Advisors frequently build custom spreadsheets for lottery winners, but feeding calculator outputs into professional-grade planning software accelerates the onboarding process. Provide your CPA or enrolled agent with the detailed breakdown of federal, state, local, and miscellaneous deductions so they can confirm withholding certificates. Estate attorneys can use the same numbers to decide how much to allocate to grantor trusts or charitable lead trusts without triggering unintended tax consequences. Investment managers appreciate seeing the assumed growth rate you used, enabling them to validate whether it aligns with the proposed asset allocation and risk tolerance.

For annuity winners, the calculator’s year-based breakdown clarifies exactly how much each installment yields after taxes. This clarity helps you coordinate estimated tax payments, plan philanthropic milestones, or structure staggered real estate purchases. If the annuity allows a beneficiary designation, knowing the annual net encourages you to time large gifts so they do not conflict with other obligations.

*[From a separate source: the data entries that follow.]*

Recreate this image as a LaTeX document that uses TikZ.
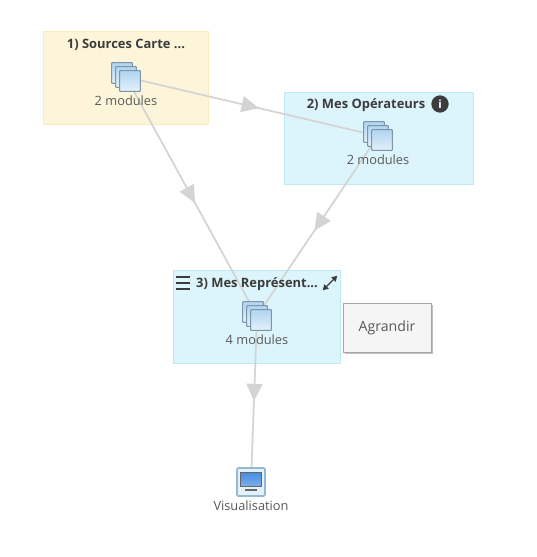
\documentclass[tikz,border=0pt]{standalone}
\usepackage{fontspec}
\setmainfont{Open Sans}
\usepackage{xcolor}
\usetikzlibrary{positioning,arrows.meta,backgrounds,calc,decorations.markings,shadows}
\definecolor{sandbox}{RGB}{253,245,217}
\definecolor{sandline}{RGB}{250,235,190}
\definecolor{skybox}{RGB}{220,244,251}
\definecolor{skyline}{RGB}{190,232,244}
\definecolor{edgegrey}{RGB}{212,212,212}
\definecolor{inkdark}{RGB}{60,60,60}
\definecolor{iconline}{RGB}{125,150,170}
\definecolor{sheettop}{RGB}{176,212,240}
\definecolor{sheetlow}{RGB}{228,240,250}
\definecolor{screenblue}{RGB}{70,140,225}
\definecolor{frameblue}{RGB}{150,185,210}
\tikzset{
  grpbox/.style ={draw=#1line,fill=#1box,line width=.6pt,inner sep=0pt},
  grptitle/.style={font=\fontsize{9.7}{11}\selectfont\bfseries,text=inkdark,inner sep=0pt},
  modlabel/.style={font=\fontsize{9.6}{11}\selectfont,text=black!65,inner sep=0pt},
  sheet/.style  ={draw=iconline,line width=.8pt,rounded corners=.5pt,minimum size=15.5pt,inner sep=0pt,top color=sheettop,bottom color=sheetlow},
  ar/.style     ={draw=edgegrey,line width=1.3pt,postaction={decorate},decoration={markings,mark=at position .53 with {\arrow[edgegrey]{Triangle[width=12pt,length=13pt]}}}},
}
\newcommand{\modstack}[2]{%
  \node[sheet] (#1b) at ($(#2)+(-4,-4)$) {};
  \node[sheet] (#1) at (#2) {};
  \node[sheet] (#1f) at ($(#2)+(4,4)$) {};
}
\begin{document}
\begin{tikzpicture}[x=.75pt,y=-.75pt]
\useasboundingbox (0,0) rectangle (536,557);
\begin{scope}[on background layer]
\fill[white] (0,0) rectangle (536,557);
\node[grpbox=sand,minimum width=123.75pt,minimum height=69.75pt] (grpa) at (125.5,77.5) {};
\node[grpbox=sky,minimum width=141.75pt,minimum height=69pt] (grpb) at (378.5,138) {};
\node[grpbox=sky,minimum width=125.25pt,minimum height=69.75pt] (grpc) at (256.5,316.5) {};
\end{scope}
% titles
\node[grptitle] (ta) at (126,45) {1) Sources Carte ...};
\node[grptitle] (tb) at (366,105) {2) Mes Opérateurs};
\node[grptitle] (tc) at (257,284) {3) Mes Représent...};
\node[circle,fill=inkdark,text=white,minimum size=13pt,inner sep=0pt,font=\fontsize{8.5}{8.5}\selectfont\bfseries] (info) at (440,104) {i};
% hamburger
\node[minimum width=10.5pt,minimum height=8.5pt,inner sep=0pt] (menu) at (183,283) {};
\draw[inkdark,line width=1.6pt] (menu.north west) -- (menu.north east);
\draw[inkdark,line width=1.6pt] (menu.west) -- (menu.east);
\draw[inkdark,line width=1.6pt] (menu.south west) -- (menu.south east);
% expand
\node[minimum size=10.5pt,inner sep=0pt] (grow) at (330,283) {};
\draw[inkdark,line width=.9pt,{Triangle[width=4.5pt,length=4pt]}-{Triangle[width=4.5pt,length=4pt]}] (grow.south west) -- (grow.north east);
% icons
\modstack{sa}{126,77}
\modstack{sb}{378,136}
\modstack{sc}{257,316}
\node[modlabel,below=6pt of sa] (la) {2 modules};
\node[modlabel,below=6pt of sb] (lb) {2 modules};
\node[modlabel,below=6pt of sc] (lc) {4 modules};
% screen
\node[draw=frameblue,fill=sheetlow,rounded corners=1pt,minimum size=21pt,inner sep=0pt,line width=1.4pt] (vis) at (251,482) {};
\node[top color=screenblue,bottom color=screenblue!70!white,draw=black!60,line width=.4pt,minimum width=16pt,minimum height=11pt,inner sep=0pt,yshift=2pt] (scr) at (vis) {};
\node[fill=black!60,minimum width=9pt,minimum height=1.2pt,inner sep=0pt,below=1.4pt of scr] (foot) {};
\node[modlabel,below=3pt of vis] (lv) {Visualisation};
% tooltip
\node[draw=black!35,fill=white!96!black,general shadow={shadow xshift=1.5pt,shadow yshift=-1.5pt,fill=black!25},minimum width=66pt,minimum height=36.75pt,inner sep=0pt,font=\fontsize{10.6}{12}\selectfont,text=black!65] (tip) at (387,327.5) {Agrandir};
% links
\begin{scope}[on background layer]
\draw[ar] (sa) -- (sb);
\draw[ar] (sa) -- (sc);
\draw[ar] (sb) -- (sc);
\draw[ar] (sc) -- (vis);
\end{scope}
\end{tikzpicture}
\end{document}
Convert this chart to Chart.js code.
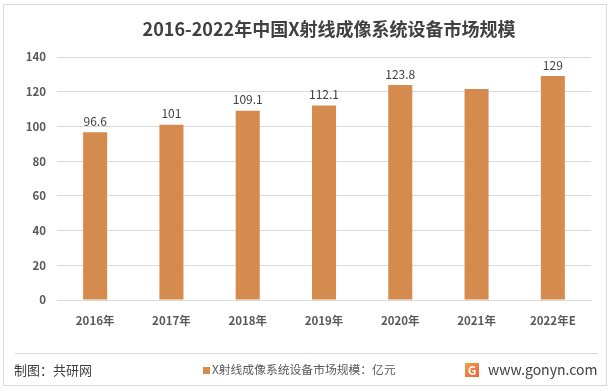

Continual updates keep projections relevant

Tax brackets, state laws, and investment returns shift frequently, so revisit the calculator whenever policy changes occur. For example, if Congress adjusts top marginal rates or a state legislature adds a millionaire surcharge, plug the new percentages into the relevant fields immediately. Similarly, if prevailing interest rates climb, cash option percentages may drop below 60%, altering the baseline. Keeping accurate and current inputs ensures your plan remains resilient and prevents lifestyle commitments from outpacing after-tax resources.

Ultimately, a lottery net payout calculator transforms an emotional windfall into a manageable financial planning project. By quantifying taxes, customized deductions, and realistic growth, you gain agency over a life-changing event instead of feeling swept along by headlines. Pair the results with professional advice, and you turn luck into legacy.